Bukowski is known for great work, all rugged, raw and real; appropriately reflective of the man. But I find that the more of his work I read, the more his words take turns dusting off this philosophy, bringing clarity to the simple, seven letter tenet he threw into an old letter:

 

“Somebody asked me: ‘What do you do? How do you write, create?’ You don’t, I told them. You don’t try. That’s very important: not to try, either for Cadillacs, creation or immortality. You wait, and if nothing happens, you wait some more. It’s like a bug high on the wall. You wait for it to come to you. When it gets close enough you reach out, slap out and kill it. Or if you like its looks, you make a pet out of it.” – Charles Bukowski

When questioning the validity or authenticity of anything – be it a relationship, a philosophy or a business strategy – I often find that simplicity is vital. If it’s too complicated, it doesn’t work. It hasn’t been narrowed down. It hasn’t been thought through well enough. There are likely to be holes and passageways for error to seep in. Simplicity is key – always. And you cannot come to a concept as simple as “don’t try.”

 

And we try so goddamn hard. We stay in broken relationships and try to make it work.

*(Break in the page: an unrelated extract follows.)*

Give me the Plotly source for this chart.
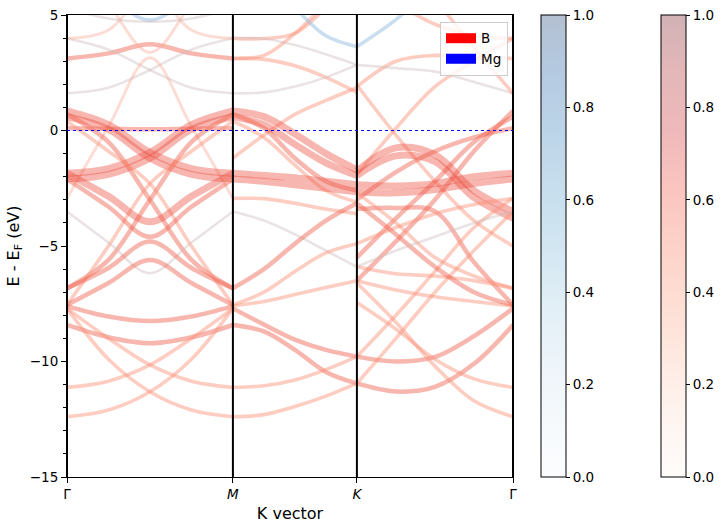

We sit at our desks staring at empty screens and those incessant, blinking carets, trying to convince ourselves whatever we go on to write will become a worthy read. We try to get people to notice. We try to get people to care. We try to do whatever we have the power to control, because we’re in control of our lives and letting go of the steering wheel is not an option.

 

I don’t think Bukowski ever held a firm grip on that steering wheel. This could all very well be an obnoxious romanticism with the man and the concept, but man, was he onto something.

 

Don’t try. Stop trying. Stop trying to make something happen that should happen naturally. Stop trying to force an attraction, a relationship, a masterpiece. I’m not saying don’t work your ass off to get to where you want to be in life. I’m not saying wait for some fickle form of fate to serve you at your request. Because you’ll honestly be waiting a very long time. But I am saying that all things organically designed in life are not things you should try for. I’m saying that if you’re forcing it, it’s probably not meant to be. I’m saying that working hard is necessary for all your surface-level needs: your job, your home, whatever material values you exalt. But those intimate cavities in your soul; the sensitivities in your heart, demanding of desire; the places from which passion is born and later fueled: don’t try to fill them.

 

Because you don’t try to be sexy; it comes from within. You don’t try to create; it comes from within. You don’t try to be a good, kind-hearted person, and you don’t try to love someone; it all comes from within. If you feel it, you have it inside you, under all the layers of your being. Don’t force it. Don’t try to draw it out because if it exists, it will come naturally. It will be organic. And to its very core: it will be real.

 

If you are a writer, you will write. If you are an artist, you will create. If you are a good person, you will be a good person. And if you are in love, you will love. You will be and do all of these things effortlessly. It will be genuine. It will be rugged, raw and real; appropriately reflective of whoever you were born to be.

 

Trying can complete a task, but it will never fulfill an insatiable need. It may be practical, but it will rarely be impassioned. I’m not saying to be careless. I’m not saying to get lazy. I’m saying to have some faith in what you’re capable of and just let it happen. I’m saying to stop trying, and just be.